[Bioperl-l] Creating FASTA library.
Robert Citek
rwcitek@alum.calberkeley.org
Fri, 30 Aug 2002 10:15:44 -0500
Hello Jean-Jack,
At 10:10 AM 8/30/2002 +0100, Jean-Jack Riethoven wrote:
>If you have thousands of files and if the MacOS X shells have the same
>limitations of the 'normal' unix shells (you get a "Arg list too long" or
>similar message), you can use this workaround:
>
>find . -name "*.pep" -exec cat \{\} >> file_for_clustalw \;
This way will fork 'cat' and open/close file_for_clustalw for every single
.pep file, which will probably be very slow.
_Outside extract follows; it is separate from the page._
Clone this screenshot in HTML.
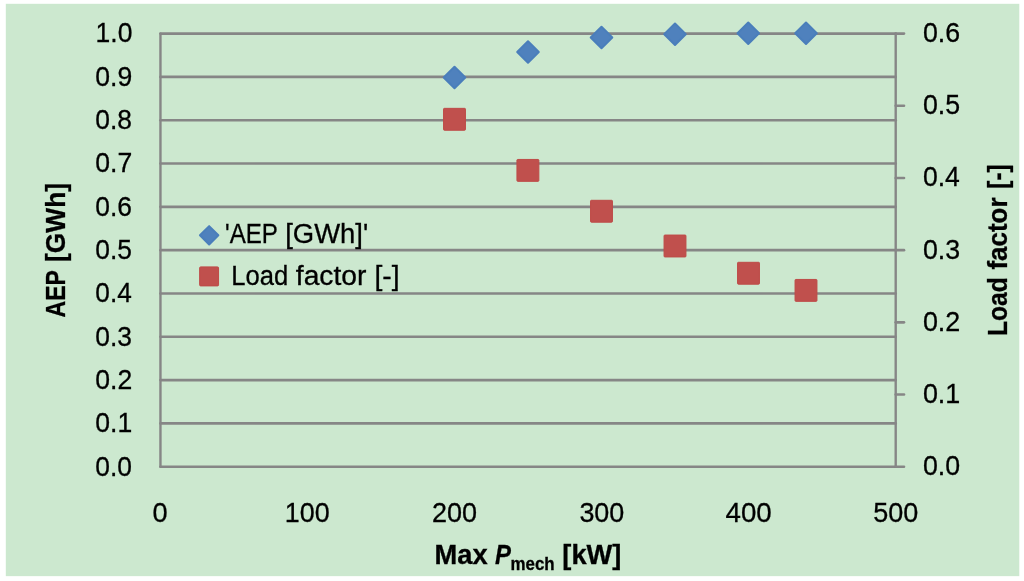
<!DOCTYPE html>
<html lang="en"><head><meta charset="utf-8"><title>AEP and load factor vs Max Pmech</title>
<style>html,body{margin:0;padding:0;background:#fff;}body{width:1024px;height:581px;overflow:hidden;}svg{display:block;font-family:"Liberation Sans",sans-serif;fill:#000;}</style></head><body>
<svg width="1024" height="581" viewBox="0 0 1024 581">
<rect x="0" y="0" width="1024" height="581" fill="#ffffff"/>
<rect x="5.8" y="3.8" width="1013.5" height="572.35" fill="#cce8cf"/>
<g stroke="#868686" stroke-width="2.6" fill="none" stroke-linecap="round">
<line x1="160.45" y1="466.70" x2="895.70" y2="466.70"/>
<line x1="160.45" y1="423.39" x2="895.70" y2="423.39"/>
<line x1="160.45" y1="380.08" x2="895.70" y2="380.08"/>
<line x1="160.45" y1="336.77" x2="895.70" y2="336.77"/>
<line x1="160.45" y1="293.46" x2="895.70" y2="293.46"/>
<line x1="160.45" y1="250.15" x2="895.70" y2="250.15"/>
<line x1="160.45" y1="206.84" x2="895.70" y2="206.84"/>
<line x1="160.45" y1="163.53" x2="895.70" y2="163.53"/>
<line x1="160.45" y1="120.22" x2="895.70" y2="120.22"/>
<line x1="160.45" y1="76.91" x2="895.70" y2="76.91"/>
<line x1="160.45" y1="33.60" x2="895.70" y2="33.60"/>
<line x1="895.70" y1="466.70" x2="904.00" y2="466.70"/>
<line x1="895.70" y1="394.52" x2="904.00" y2="394.52"/>
<line x1="895.70" y1="322.33" x2="904.00" y2="322.33"/>
<line x1="895.70" y1="250.15" x2="904.00" y2="250.15"/>
<line x1="895.70" y1="177.97" x2="904.00" y2="177.97"/>
<line x1="895.70" y1="105.78" x2="904.00" y2="105.78"/>
<line x1="895.70" y1="33.60" x2="904.00" y2="33.60"/>
</g>
<g stroke="#868686" stroke-width="2.4" fill="none" stroke-linecap="round">
<line x1="160.45" y1="33.60" x2="160.45" y2="466.70"/>
<line x1="895.70" y1="33.60" x2="895.70" y2="466.70"/>
</g>
<g fill="#4f81bd" stroke="#4a7ebb" stroke-width="2" stroke-linejoin="round">
<path d="M454.50 66.70L465.30 77.50L454.50 88.30L443.70 77.50Z"/>
<path d="M528.00 41.20L538.80 52.00L528.00 62.80L517.20 52.00Z"/>
<path d="M601.50 26.70L612.30 37.50L601.50 48.30L590.70 37.50Z"/>
<path d="M675.00 23.45L685.80 34.25L675.00 45.05L664.20 34.25Z"/>
<path d="M748.25 22.45L759.05 33.25L748.25 44.05L737.45 33.25Z"/>
<path d="M806.00 22.45L816.80 33.25L806.00 44.05L795.20 33.25Z"/>
<path d="M209.15 226.1L218.35 235.3L209.15 244.5L199.95 235.3Z"/>
</g>
<g fill="#c0504d" stroke="#be4b48" stroke-width="1" stroke-linejoin="round">
<rect x="443.55" y="108.35" width="21.9" height="21.9" rx="0.8"/>
<rect x="516.95" y="159.45" width="21.9" height="21.9" rx="0.8"/>
<rect x="590.55" y="200.30" width="21.9" height="21.9" rx="0.8"/>
<rect x="664.05" y="235.05" width="21.9" height="21.9" rx="0.8"/>
<rect x="737.55" y="262.30" width="21.9" height="21.9" rx="0.8"/>
<rect x="795.05" y="279.45" width="21.9" height="21.9" rx="0.8"/>
<rect x="199.65" y="266.9" width="18.9" height="19" rx="1"/>
</g>
<text stroke="#000" stroke-width="0.3"><tspan x="225.10" y="243.35" font-size="26.8px" textLength="52.85" lengthAdjust="spacingAndGlyphs">&#39;AEP</tspan> <tspan x="285.20" y="243.35" font-size="26.8px" textLength="83.03" lengthAdjust="spacingAndGlyphs">[GWh]&#39;</tspan></text>
<text stroke="#000" stroke-width="0.3"><tspan x="231.20" y="284.90" font-size="26.8px" textLength="56.94" lengthAdjust="spacingAndGlyphs">Load</tspan> <tspan x="295.82" y="284.90" font-size="26.8px" textLength="70.64" lengthAdjust="spacingAndGlyphs">factor</tspan> <tspan x="374.49" y="284.90" font-size="26.8px" textLength="25.20" lengthAdjust="spacingAndGlyphs">[-]</tspan></text>
<text stroke="#000" stroke-width="0.3"><tspan x="95.31" y="475.50" font-size="28.2px" textLength="36.70" lengthAdjust="spacingAndGlyphs">0.0</tspan></text>
<text stroke="#000" stroke-width="0.3"><tspan x="95.31" y="432.19" font-size="28.2px" textLength="36.95" lengthAdjust="spacingAndGlyphs">0.1</tspan></text>
<text stroke="#000" stroke-width="0.3"><tspan x="95.31" y="388.88" font-size="28.2px" textLength="36.95" lengthAdjust="spacingAndGlyphs">0.2</tspan></text>
<text stroke="#000" stroke-width="0.3"><tspan x="95.31" y="345.57" font-size="28.2px" textLength="36.70" lengthAdjust="spacingAndGlyphs">0.3</tspan></text>
<text stroke="#000" stroke-width="0.3"><tspan x="95.32" y="302.26" font-size="28.2px" textLength="36.45" lengthAdjust="spacingAndGlyphs">0.4</tspan></text>
<text stroke="#000" stroke-width="0.3"><tspan x="95.31" y="258.95" font-size="28.2px" textLength="36.70" lengthAdjust="spacingAndGlyphs">0.5</tspan></text>
<text stroke="#000" stroke-width="0.3"><tspan x="95.31" y="215.64" font-size="28.2px" textLength="36.70" lengthAdjust="spacingAndGlyphs">0.6</tspan></text>
<text stroke="#000" stroke-width="0.3"><tspan x="95.31" y="172.33" font-size="28.2px" textLength="36.95" lengthAdjust="spacingAndGlyphs">0.7</tspan></text>
<text stroke="#000" stroke-width="0.3"><tspan x="95.31" y="129.02" font-size="28.2px" textLength="36.70" lengthAdjust="spacingAndGlyphs">0.8</tspan></text>
<text stroke="#000" stroke-width="0.3"><tspan x="95.31" y="85.71" font-size="28.2px" textLength="36.95" lengthAdjust="spacingAndGlyphs">0.9</tspan></text>
<text stroke="#000" stroke-width="0.3"><tspan x="95.54" y="42.40" font-size="28.2px" textLength="36.83" lengthAdjust="spacingAndGlyphs">1.0</tspan></text>
<text stroke="#000" stroke-width="0.3"><tspan x="922.90" y="475.10" font-size="28.2px" textLength="37.18" lengthAdjust="spacingAndGlyphs">0.0</tspan></text>
<text stroke="#000" stroke-width="0.3"><tspan x="922.89" y="402.92" font-size="28.2px" textLength="37.43" lengthAdjust="spacingAndGlyphs">0.1</tspan></text>
<text stroke="#000" stroke-width="0.3"><tspan x="922.89" y="330.73" font-size="28.2px" textLength="37.43" lengthAdjust="spacingAndGlyphs">0.2</tspan></text>
<text stroke="#000" stroke-width="0.3"><tspan x="922.90" y="258.55" font-size="28.2px" textLength="37.18" lengthAdjust="spacingAndGlyphs">0.3</tspan></text>
<text stroke="#000" stroke-width="0.3"><tspan x="922.91" y="186.37" font-size="28.2px" textLength="36.93" lengthAdjust="spacingAndGlyphs">0.4</tspan></text>
<text stroke="#000" stroke-width="0.3"><tspan x="922.90" y="114.18" font-size="28.2px" textLength="37.18" lengthAdjust="spacingAndGlyphs">0.5</tspan></text>
<text stroke="#000" stroke-width="0.3"><tspan x="922.90" y="42.00" font-size="28.2px" textLength="37.18" lengthAdjust="spacingAndGlyphs">0.6</tspan></text>
<text stroke="#000" stroke-width="0.3"><tspan x="152.49" y="522.20" font-size="28.4px" textLength="15.11" lengthAdjust="spacingAndGlyphs">0</tspan></text>
<text stroke="#000" stroke-width="0.3"><tspan x="284.78" y="522.20" font-size="28.4px" textLength="44.83" lengthAdjust="spacingAndGlyphs">100</tspan></text>
<text stroke="#000" stroke-width="0.3"><tspan x="431.92" y="522.20" font-size="28.4px" textLength="45.10" lengthAdjust="spacingAndGlyphs">200</tspan></text>
<text stroke="#000" stroke-width="0.3"><tspan x="579.40" y="522.20" font-size="28.4px" textLength="44.91" lengthAdjust="spacingAndGlyphs">300</tspan></text>
<text stroke="#000" stroke-width="0.3"><tspan x="725.52" y="522.20" font-size="28.4px" textLength="46.23" lengthAdjust="spacingAndGlyphs">400</tspan></text>
<text stroke="#000" stroke-width="0.3"><tspan x="873.16" y="522.20" font-size="28.4px" textLength="45.06" lengthAdjust="spacingAndGlyphs">500</tspan></text>
<text stroke="#000" stroke-width="0.3" font-weight="bold" transform="rotate(-90)"><tspan x="-317.47" y="65.45" font-size="27.6px" textLength="47.26" lengthAdjust="spacingAndGlyphs">AEP</tspan> <tspan x="-261.98" y="65.45" font-size="27.6px" textLength="79.07" lengthAdjust="spacingAndGlyphs">[GWh]</tspan></text>
<text stroke="#000" stroke-width="0.3" font-weight="bold" transform="rotate(-90)"><tspan x="-336.11" y="1006.90" font-size="27.6px" textLength="58.88" lengthAdjust="spacingAndGlyphs">Load</tspan> <tspan x="-269.62" y="1006.90" font-size="27.6px" textLength="72.17" lengthAdjust="spacingAndGlyphs">factor</tspan> <tspan x="-188.67" y="1006.90" font-size="27.6px" textLength="24.20" lengthAdjust="spacingAndGlyphs">[-]</tspan></text>
<text stroke="#000" stroke-width="0.3" font-weight="bold"><tspan x="434.62" y="563.60" font-size="27.6px" textLength="53.17" lengthAdjust="spacingAndGlyphs">Max</tspan> <tspan x="494.92" y="563.60" font-size="27.6px" font-style="italic" textLength="15.95" lengthAdjust="spacingAndGlyphs">P</tspan><tspan x="510.48" y="570.40" font-size="18.0px" textLength="44.14" lengthAdjust="spacingAndGlyphs">mech</tspan> <tspan x="562.32" y="563.60" font-size="27.6px" textLength="59.04" lengthAdjust="spacingAndGlyphs">[kW]</tspan></text>
</svg></body></html>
If you do have thousands of
files, a modified method would be to include the xargs command:
find . -type f -name "*.pep" | xargs cat > file_for_clustalw
I've included the "-type f" switch to ensure that you only get files and
not directories. Also, the ">>" was changed to ">". xargs knows how to
limit the length of the command line. You can also force xargs to only
take a certain number of arguments with the --max-lines option and have it
behave nicely with names containing spaces with the -0 option:
find . -type f -name "*.pep" -print0 |
xargs -0 --max-lines=100 cat > file_for_clustalw
Regards,
- Robert